▶ Set exercise: Retype the stretch of lines that starts at the line containing "Rebuild this chart" and ends at the line containing "const downTri = 'path://M0,0L10,0L5,9Z';", inclusive. Do not include pictures.

____ Input for this task

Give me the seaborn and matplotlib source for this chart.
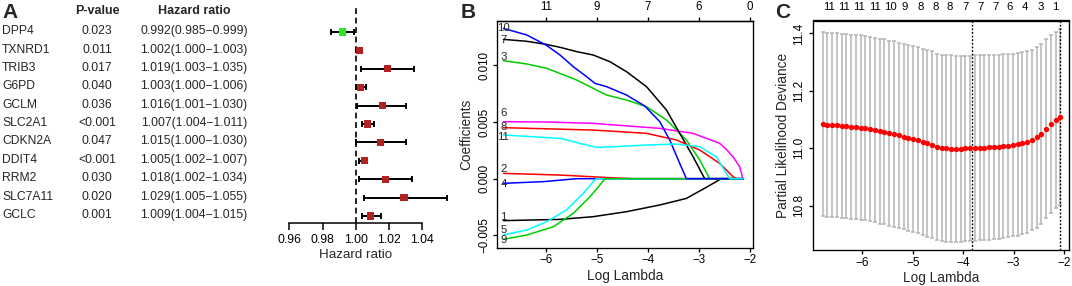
import numpy as np
import matplotlib
matplotlib.use('Agg')
import matplotlib.pyplot as plt
import matplotlib.transforms as mtransforms
import seaborn as sns

# ---------------- panel A: univariate Cox results
genes = ['DPP4', 'TXNRD1', 'TRIB3', 'G6PD', 'GCLM', 'SLC2A1', 'CDKN2A',
         'DDIT4', 'RRM2', 'SLC7A11', 'GCLC']
p_values = ['0.023', '0.011', '0.017', '0.040', '0.036', '<0.001', '0.047',
            '<0.001', '0.030', '0.020', '0.001']
hr = [0.992, 1.002, 1.019, 1.003, 1.016, 1.007, 1.015, 1.005, 1.018, 1.029, 1.009]
hr_low = [0.985, 1.000, 1.003, 1.000, 1.001, 1.004, 1.000, 1.002, 1.002, 1.005, 1.004]
hr_high = [0.999, 1.003, 1.035, 1.006, 1.030, 1.011, 1.030, 1.007, 1.034, 1.055, 1.015]
hr_ticks = [0.96, 0.98, 1.00, 1.02, 1.04]

# ---------------- panel B: LASSO coefficient paths (log lambda, coefficient)
path_x = {
    1: [-6.837, -5.725, -5.072, -4.418, -3.765, -3.242, -2.850, -2.556],
    2: [-6.837, -5.725, -4.745, -4.288],
    3: [-6.837, -6.379, -5.987, -5.399, -5.072, -4.810, -4.418, -4.026, -3.634, -3.242, -2.980, -2.784],
    4: [-6.837, -6.052, -5.399],
    5: [-6.837, -6.379, -5.987, -5.595, -5.268, -5.072, -5.007],
    6: [-6.837, -5.987, -5.072, -3.765, -3.111, -2.588, -2.458, -2.327, -2.196, -2.131],
    7: [-6.837, -6.379, -6.000, -5.725, -5.399, -5.072, -4.745, -4.418, -4.026, -3.634, -3.373, -3.111, -2.882],
    8: [-6.837, -5.072, -4.026, -3.438, -2.980, -2.588, -2.327, -2.261],
    9: [-6.837, -6.379, -5.856, -5.464, -5.137, -4.941, -4.843],
    10: [-6.837, -6.379, -6.000, -5.725, -5.464, -5.203, -5.039, -4.810, -4.418, -4.059, -3.765, -3.569, -3.373, -3.242],
    11: [-6.837, -5.725, -5.333, -5.007, -4.680, -4.026, -3.438, -2.980, -2.653, -2.458, -2.392],
}
path_y = {
    1: [-0.00370, -0.00359, -0.00335, -0.00291, -0.00232, -0.00174, -0.00076, 0.0],
    2: [0.00047, 0.00032, 0.00009, 0.0],
    3: [0.01041, 0.01012, 0.00974, 0.00871, 0.00797, 0.00738, 0.00694, 0.00635, 0.00518, 0.00341, 0.00165, 0.0],
    4: [-0.00041, -0.00026, 0.0],
    5: [-0.00497, -0.00453, -0.00379, -0.00276, -0.00129, -0.00026, 0.0],
    6: [0.00503, 0.00500, 0.00488, 0.00444, 0.00400, 0.00312, 0.00259, 0.00194, 0.00106, 0.0],
    7: [0.01229, 0.01212, 0.01185, 0.01159, 0.01121, 0.01091, 0.01032, 0.00944, 0.00812, 0.00606, 0.00400, 0.00194, 0.0],
    8: [0.00450, 0.00429, 0.00400, 0.00341, 0.00253, 0.00135, 0.00018, 0.0],
    9: [-0.00535, -0.00497, -0.00424, -0.00306, -0.00159, -0.00056, 0.0],
    10: [0.01326, 0.01268, 0.01179, 0.01091, 0.00988, 0.00900, 0.00841, 0.00812, 0.00738, 0.00641, 0.00503, 0.00341, 0.00135, 0.0],
    11: [0.00385, 0.00356, 0.00312, 0.00276, 0.00282, 0.00297, 0.00306, 0.00282, 0.00194, 0.00047, 0.0],
}
path_label_y = {1: -0.00335, 2: 0.00082, 3: 0.0107, 4: -0.0005, 5: -0.00453, 6: 0.00576,
                7: 0.01224, 8: 0.00458, 9: -0.00541, 10: 0.01332, 11: 0.00368}
path_end_x = -2.131
b_top_pos = [-6, -5, -4, -3, -2]
b_top_lab = ['11', '9', '7', '6', '0']

# ---------------- panel C: 10-fold CV partial likelihood deviance
# glmnet's lambda path is evenly spaced on the log scale
log_lambda = np.linspace(-6.786, -2.071, 51)
cv_mean = [11.084, 11.082, 11.081, 11.080, 11.079, 11.078, 11.075, 11.074, 11.072, 11.070,
           11.067, 11.064, 11.060, 11.057, 11.053, 11.050, 11.045, 11.041, 11.036, 11.032,
           11.028, 11.022, 11.017, 11.013, 11.005, 11.001, 11.000, 10.999, 10.999, 10.999,
           11.000, 11.000, 11.001, 11.002, 11.002, 11.003, 11.005, 11.006, 11.008, 11.009,
           11.012, 11.014, 11.017, 11.022, 11.029, 11.038, 11.051, 11.068, 11.085, 11.099,
           11.109]
cv_sd = [0.320, 0.320, 0.320, 0.320, 0.320, 0.320, 0.320, 0.320, 0.321, 0.321,
         0.321, 0.321, 0.322, 0.322, 0.322, 0.323, 0.323, 0.323, 0.324, 0.324,
         0.324, 0.324, 0.325, 0.325, 0.325, 0.325, 0.325, 0.325, 0.324, 0.324,
         0.323, 0.323, 0.323, 0.322, 0.322, 0.321, 0.321, 0.320, 0.320, 0.319,
         0.318, 0.318, 0.317, 0.316, 0.315, 0.314, 0.313, 0.311, 0.309, 0.307,
         0.305]
log_lambda_min = -3.83
log_lambda_1se = -2.08
c_top_pos = [-6.66, -6.36, -6.06, -5.75, -5.45, -5.15, -4.85, -4.55, -4.26, -3.96,
             -3.66, -3.36, -3.07, -2.77, -2.47, -2.17]
c_top_lab = ['11', '11', '11', '11', '10', '9', '8', '8', '8', '7', '7', '7', '6', '4', '3', '1']

r_cols = ['#000000', '#FF0000', '#00CD00', '#0000FF', '#00FFFF', '#FF00FF']

sns.set_theme(style='white')
plt.rcParams['font.family'] = ['Liberation Sans', 'DejaVu Sans']
plt.rcParams['axes.edgecolor'] = 'black'
plt.rcParams['axes.linewidth'] = 0.95
plt.rcParams['xtick.color'] = 'black'
plt.rcParams['ytick.color'] = 'black'

W, H = 1072, 286
fig = plt.figure(figsize=(W / 100, H / 100), dpi=100)


def px_axes(left, top, right, bottom):
    return fig.add_axes([left / W, 1 - bottom / H, (right - left) / W, (bottom - top) / H])


# ---------------- A
ax_a = px_axes(281, 7, 452.2, 223)
rows = np.arange(len(genes))
hr_a = np.array(hr)
ax_a.errorbar(hr_a, rows, xerr=[hr_a - np.array(hr_low), np.array(hr_high) - hr_a],
              fmt='none', ecolor='black', elinewidth=1.4, capsize=1.9, capthick=1.4, zorder=2)
effect = ['protective' if h < 1 else 'risk' for h in hr]
sns.scatterplot(x=hr_a, y=rows, hue=effect, palette={'protective': '#2CE62C', 'risk': '#B22222'},
                marker='s', s=26, linewidth=0, legend=False, zorder=3, ax=ax_a)
ax_a.axvline(1.0, color='black', linestyle=(0, (3.5, 2.2)), lw=1.2, zorder=1)
ax_a.set_xlim(0.955, 1.058)
ax_a.set_ylim(10.38, -1.36)
for s in ['left', 'top', 'right']:
    ax_a.spines[s].set_visible(False)
ax_a.spines['bottom'].set_bounds(0.96, 1.04)
ax_a.spines['bottom'].set_linewidth(1.1)
ax_a.set_xticks(hr_ticks)
ax_a.set_xticklabels(['%.2f' % t for t in hr_ticks])
ax_a.set_yticks([])
ax_a.tick_params(axis='x', length=4.8, width=1.1, labelsize=8.8, pad=3, direction='out', bottom=True)
ax_a.set_xlabel('Hazard ratio', fontsize=9.6)
ax_a.xaxis.set_label_coords(0.438, -0.15)
ax_a.xaxis.label.set_va('center')

tr = mtransforms.blended_transform_factory(fig.transFigure, ax_a.transData)
header_row = -1.14
ax_a.text(97 / W, header_row, 'P-value', transform=tr, ha='center', va='center',
          fontsize=9, fontweight='bold')
ax_a.text(194 / W, header_row, 'Hazard ratio', transform=tr, ha='center', va='center',
          fontsize=9, fontweight='bold')
for i, g in enumerate(genes):
    ax_a.text(2 / W, i - 0.05, g, transform=tr, ha='left', va='center', fontsize=8.7)
    ax_a.text(97 / W, i - 0.05, p_values[i], transform=tr, ha='center', va='center', fontsize=8.7)
    ax_a.text(194 / W, i - 0.05, '%.3f(%.3f\u2212%.3f)' % (hr[i], hr_low[i], hr_high[i]),
              transform=tr, ha='center', va='center', fontsize=8.7)

# ---------------- B
ax_b = px_axes(497.3, 21, 752.7, 247.5)
for k in range(1, 12):
    xs = path_x[k] + [path_end_x]
    ys = path_y[k] + [0.0]
    sns.lineplot(x=xs, y=ys, color=r_cols[(k - 1) % 6], lw=1.1, estimator=None,
                 sort=False, ax=ax_b)
    ax_b.text(path_x[k][0], path_label_y[k], str(k), ha='center', va='center', fontsize=8.2)
ax_b.set_xlim(-6.957, -1.939)
ax_b.set_ylim(-0.00607, 0.01391)
ax_b.set_xticks([-6, -5, -4, -3, -2])
ax_b.set_xticklabels(['\u22126', '\u22125', '\u22124', '\u22123', '\u22122'])
b_yt = [-0.005, 0.0, 0.005, 0.010]
ax_b.set_yticks(b_yt)
ax_b.set_yticklabels(['\u22120.005', '0.000', '0.005', '0.010'], rotation=90, va='center')
ax_b.tick_params(length=2.9, width=0.95, labelsize=8.3, pad=2, direction='out',
                 bottom=True, left=True)
ax_b.set_xlabel('Log Lambda', fontsize=9.8)
ax_b.xaxis.set_label_coords(0.5, -0.127)
ax_b.xaxis.label.set_va('center')
ax_b.set_ylabel('Coefficients', fontsize=9.8)
ax_b.yaxis.set_label_coords(-0.12, 0.5)
ax_b.yaxis.label.set_va('center')
sec_b = ax_b.secondary_xaxis('top')
sec_b.set_xticks(b_top_pos)
sec_b.set_xticklabels(b_top_lab)
sec_b.tick_params(length=2.9, width=0.95, labelsize=8.3, pad=3, direction='out')

# ---------------- C
ax_c = px_axes(812.7, 20.5, 1069.3, 250)
ax_c.errorbar(log_lambda, cv_mean, yerr=cv_sd, fmt='none', ecolor='#B5B5B5',
              elinewidth=1.1, capsize=1.5, capthick=1.1, zorder=1)
sns.scatterplot(x=log_lambda, y=cv_mean, color='#FF0000', s=15, linewidth=0, zorder=3, ax=ax_c)
for v in [log_lambda_min, log_lambda_1se]:
    ax_c.axvline(v, color='black', linestyle=(0, (1.3, 1.3)), lw=1.0, zorder=2)
ax_c.set_xlim(-6.984, -1.895)
ax_c.set_ylim(10.646, 11.445)
ax_c.set_xticks([-6, -5, -4, -3, -2])
ax_c.set_xticklabels(['\u22126', '\u22125', '\u22124', '\u22123', '\u22122'])
c_yt = [10.8, 11.0, 11.2, 11.4]
ax_c.set_yticks(c_yt)
ax_c.set_yticklabels(['%.1f' % t for t in c_yt], rotation=90, va='center')
ax_c.tick_params(length=2.9, width=0.95, labelsize=8.5, pad=2.5, direction='out',
                 bottom=True, left=True)
ax_c.set_xlabel('Log Lambda', fontsize=9.8)
ax_c.xaxis.set_label_coords(0.5, -0.121)
ax_c.xaxis.label.set_va('center')
ax_c.set_ylabel('Partial Likelihood Deviance', fontsize=9.8)
ax_c.yaxis.set_label_coords(-0.116, 0.5)
ax_c.yaxis.label.set_va('center')
sec_c = ax_c.secondary_xaxis('top')
sec_c.set_xticks(c_top_pos)
sec_c.set_xticklabels(c_top_lab)
sec_c.tick_params(length=0, labelsize=8.2, pad=6)

# panel letters
for x, lab in [(2, 'A'), (461, 'B'), (775, 'C')]:
    fig.text(x / W, 1 - 12 / H, lab, ha='left', va='center', fontsize=15, fontweight='bold')

fig.savefig('out.png', dpi=100)
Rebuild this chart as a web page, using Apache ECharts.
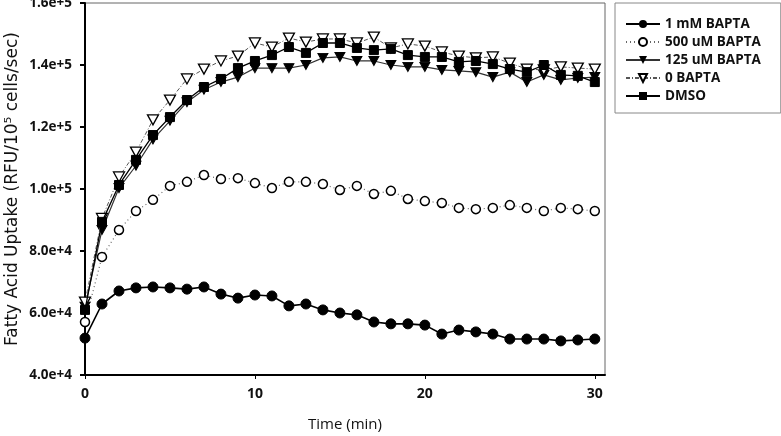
<!DOCTYPE html>
<html>
<head>
<meta charset="utf-8">
<script src="https://cdn.jsdelivr.net/npm/echarts@6/dist/echarts.min.js"></script>
<style>html,body{margin:0;padding:0;background:#fff;}#chart{width:781px;height:436px;}</style>
</head>
<body>
<div id="chart"></div>
<script>
// Time points (min)
const times = [0,1,2,3,4,5,6,7,8,9,10,11,12,13,14,15,16,17,18,19,20,21,22,23,24,25,26,27,28,29,30];
const seriesNames = ['1 mM BAPTA','500 uM BAPTA','125 uM BAPTA','0 BAPTA','DMSO'];
const bapta1mM = [51900,62900,67100,68100,68400,68100,67700,68400,66100,64800,65800,65500,62300,62900,61000,60000,59400,57100,56500,56500,56100,53200,54500,53900,53200,51600,51600,51600,51000,51300,51600];
const bapta500uM = [57100,78100,86800,92900,96500,101000,102300,104500,103200,103500,101900,100300,102300,102300,101600,99700,101000,98400,99400,96800,96100,95500,93900,93500,93900,94800,93900,92900,93900,93500,92900];
const bapta125uM = [62000,86800,100300,107500,116000,122000,128000,132000,134500,136100,139000,139000,139000,140000,142300,142600,141300,141300,140000,139400,139400,138400,138100,137700,136100,137700,134500,136800,135200,135800,136100];
const bapta0 = [63500,90500,103900,111900,122300,128700,135500,138700,141300,142900,147100,145800,148700,147400,148400,148400,147100,149000,145500,146800,146100,144200,142900,142300,142600,140600,138700,138400,139400,139000,138700];
const dmso = [61000,89400,101300,109400,117400,123200,128700,132900,135500,139000,141300,143200,145800,143900,147100,147100,145500,144800,145200,143200,142600,142600,141000,141300,140300,138700,137700,140000,136800,136500,134500];
const xTicks = [0,10,20,30];

const pairs = arr => times.map((t,i)=>[t,arr[i]]);
const FONT = '"Open Sans"';
const downTri = 'path://M0,0L10,0L5,9Z';

const chart = echarts.init(document.getElementById('chart'), null, {renderer:'canvas'});
chart.setOption({
  animation:false,
  backgroundColor:'#fff',
  textStyle:{fontFamily:FONT},
  grid:{left:85, top:3, right:176, bottom:61, containLabel:false, outerBoundsMode:'none',
    show:true, borderColor:'#666', borderWidth:1},
  legend:{
    orient:'vertical', left:615, top:3,
    backgroundColor:'#fff', borderColor:'#888', borderWidth:1,
    padding:[14,20,10,10], itemGap:4, itemWidth:34, itemHeight:10,
    textStyle:{fontFamily:FONT, fontSize:13.5, fontWeight:'bold', color:'#111', lineHeight:14},
    data:seriesNames
  },
  xAxis:{
    type:'value', min:0, max:30.6, interval:10,
    name:'Time (min)', nameLocation:'middle', nameGap:42, nameMoveOverlap:false,
    nameTextStyle:{fontFamily:FONT, fontSize:15, color:'#111'},
    axisLine:{lineStyle:{color:'#000', width:2}},
    axisTick:{length:4, lineStyle:{color:'#000'}},
    splitLine:{show:false},
    axisLabel:{fontFamily:FONT, fontSize:14, fontWeight:'bold', color:'#111', margin:12, showMaxLabel:false,
      formatter:v => xTicks.indexOf(v) >= 0 ? String(v) : ''}
  },
  yAxis:{
    type:'value', min:40000, max:160000, interval:20000,
    name:'Fatty Acid Uptake (RFU/10\u2075 cells/sec)', nameLocation:'middle', nameGap:64, nameRotate:90,
    nameMoveOverlap:false,
    nameTextStyle:{fontFamily:'"DejaVu Sans"', fontSize:17, color:'#111'},
    axisLine:{show:true, lineStyle:{color:'#000', width:2}},
    axisTick:{show:true, length:5, lineStyle:{color:'#000', width:2}},
    splitLine:{show:false},
    axisLabel:{fontFamily:FONT, fontSize:13.5, fontWeight:'bold', color:'#111', margin:13,
      formatter:v => v.toExponential(1)}
  },
  series:[
    {name:seriesNames[0], type:'line', data:pairs(bapta1mM), symbol:'circle', symbolSize:10,
      itemStyle:{color:'#000', borderColor:'#000'}, lineStyle:{color:'#000', width:1.6}, z:2},
    {name:seriesNames[1], type:'line', data:pairs(bapta500uM), symbol:'circle', symbolSize:9,
      itemStyle:{color:'#fff', borderColor:'#000', borderWidth:1.5}, lineStyle:{color:'#666', width:1.2, type:[1,3]}, z:2},
    {name:seriesNames[2], type:'line', data:pairs(bapta125uM), symbol:downTri, symbolSize:[10,9],
      itemStyle:{color:'#000', borderColor:'#000'}, lineStyle:{color:'#333', width:1.2}, z:3},
    {name:seriesNames[3], type:'line', data:pairs(bapta0), symbol:downTri, symbolSize:[11,10],
      itemStyle:{color:'#fff', borderColor:'#000', borderWidth:1.3}, lineStyle:{color:'#555', width:1, type:[4,2,1,2]}, z:4},
    {name:seriesNames[4], type:'line', data:pairs(dmso), symbol:'rect', symbolSize:9,
      itemStyle:{color:'#000', borderColor:'#000'}, lineStyle:{color:'#000', width:1.3}, z:5}
  ]
});
</script>
</body>
</html>
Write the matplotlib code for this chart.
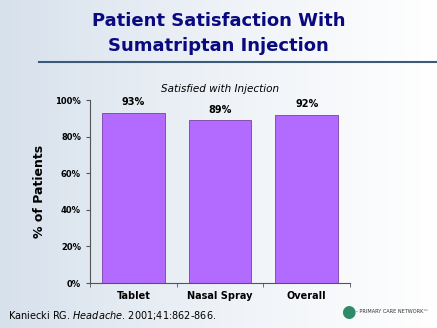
import numpy as np
import matplotlib.pyplot as plt
from matplotlib.ticker import FuncFormatter
from matplotlib.colors import LinearSegmentedColormap

categories = ['Tablet', 'Nasal Spray', 'Overall']
satisfied = [93, 89, 92]

fig = plt.figure(figsize=(4.37, 3.28), dpi=100)

# light background wash
bg = fig.add_axes([0, 0, 1, 1], zorder=-10)
grad = np.linspace(0, 1, 256)
img = np.outer(np.ones(256), grad)
bg.imshow(img, cmap=LinearSegmentedColormap.from_list('bgc', ['#d7e1ec', '#eef2f7', '#ffffff']),
          aspect='auto', extent=[0, 1, 0, 1])
bg.plot([0.09, 1.0], [0.81, 0.81], color='#3c5a7a', lw=1.5)
bg.set_xlim(0, 1)
bg.set_ylim(0, 1)
bg.axis('off')

title_kw = dict(ha='center', va='center', fontsize=13, fontweight='bold', color='#0a0a80',
                family='DejaVu Sans')
fig.text(0.5, 0.935, 'Patient Satisfaction With', **title_kw)
fig.text(0.5, 0.86, 'Sumatriptan Injection', **title_kw)

ax = fig.add_axes([0.206, 0.137, 0.595, 0.558])
ax.patch.set_alpha(0)
x = np.arange(len(categories))
ax.bar(x, satisfied, width=0.72, color='#b36bff', edgecolor='#7a3fa8', linewidth=0.6)
for xi, v in zip(x, satisfied):
    ax.text(xi, v + 3, f'{v}%', ha='center', va='bottom', fontsize=7, fontweight='bold')

ax.set_xlim(-0.5, 2.5)
ax.set_ylim(0, 100)
ax.set_yticks(range(0, 101, 20))
ax.yaxis.set_major_formatter(FuncFormatter(lambda v, p: f'{int(v)}%'))
ax.set_xticks(x)
ax.set_xticklabels(categories, fontsize=7, fontweight='bold')
ax.set_xticks([-0.5, 0.5, 1.5, 2.5], minor=True)
ax.tick_params(axis='x', which='major', length=0, pad=6)
ax.tick_params(axis='x', which='minor', length=3, color='#555555')
ax.tick_params(axis='y', labelsize=6, length=3, color='#555555')
for lbl in ax.get_yticklabels():
    lbl.set_fontweight('bold')
for s in ['top', 'right']:
    ax.spines[s].set_visible(False)
ax.spines['left'].set_color('#555555')
ax.spines['bottom'].set_color('#555555')
ax.set_ylabel('% of Patients', fontsize=9, fontweight='bold', labelpad=7)
ax.set_title('Satisfied with Injection', fontsize=7.5, style='italic', pad=6)

fig.text(0.018, 0.018, r'Kaniecki RG. $\it{Headache}$. 2001;41:862-866.', fontsize=7,
         ha='left', va='bottom')

fig.text(0.797, 0.05, '\u25cf', fontsize=12, color='#2e8b6a', ha='center', va='center')
fig.text(0.815, 0.05, '- PRIMARY CARE NETWORK\u2122', fontsize=3.6, color='#333333',
         ha='left', va='center')

fig.savefig('out.png', dpi=100)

________

▶ Exercise response:
Rebuild this chart as a web page, using Apache ECharts.
<!DOCTYPE html>
<html>
<head>
<meta charset="utf-8">
<script src="https://cdn.jsdelivr.net/npm/echarts@6/dist/echarts.min.js"></script>
<style>html,body{margin:0;padding:0;background:#fff;}#chart{width:781px;height:436px;}</style>
</head>
<body>
<div id="chart"></div>
<script>
// Time points (min)
const times = [0,1,2,3,4,5,6,7,8,9,10,11,12,13,14,15,16,17,18,19,20,21,22,23,24,25,26,27,28,29,30];
const seriesNames = ['1 mM BAPTA','500 uM BAPTA','125 uM BAPTA','0 BAPTA','DMSO'];
const bapta1mM = [51900,62900,67100,68100,68400,68100,67700,68400,66100,64800,65800,65500,62300,62900,61000,60000,59400,57100,56500,56500,56100,53200,54500,53900,53200,51600,51600,51600,51000,51300,51600];
const bapta500uM = [57100,78100,86800,92900,96500,101000,102300,104500,103200,103500,101900,100300,102300,102300,101600,99700,101000,98400,99400,96800,96100,95500,93900,93500,93900,94800,93900,92900,93900,93500,92900];
const bapta125uM = [62000,86800,100300,107500,116000,122000,128000,132000,134500,136100,139000,139000,139000,140000,142300,142600,141300,141300,140000,139400,139400,138400,138100,137700,136100,137700,134500,136800,135200,135800,136100];
const bapta0 = [63500,90500,103900,111900,122300,128700,135500,138700,141300,142900,147100,145800,148700,147400,148400,148400,147100,149000,145500,146800,146100,144200,142900,142300,142600,140600,138700,138400,139400,139000,138700];
const dmso = [61000,89400,101300,109400,117400,123200,128700,132900,135500,139000,141300,143200,145800,143900,147100,147100,145500,144800,145200,143200,142600,142600,141000,141300,140300,138700,137700,140000,136800,136500,134500];
const xTicks = [0,10,20,30];

const pairs = arr => times.map((t,i)=>[t,arr[i]]);
const FONT = '"Open Sans"';
const downTri = 'path://M0,0L10,0L5,9Z';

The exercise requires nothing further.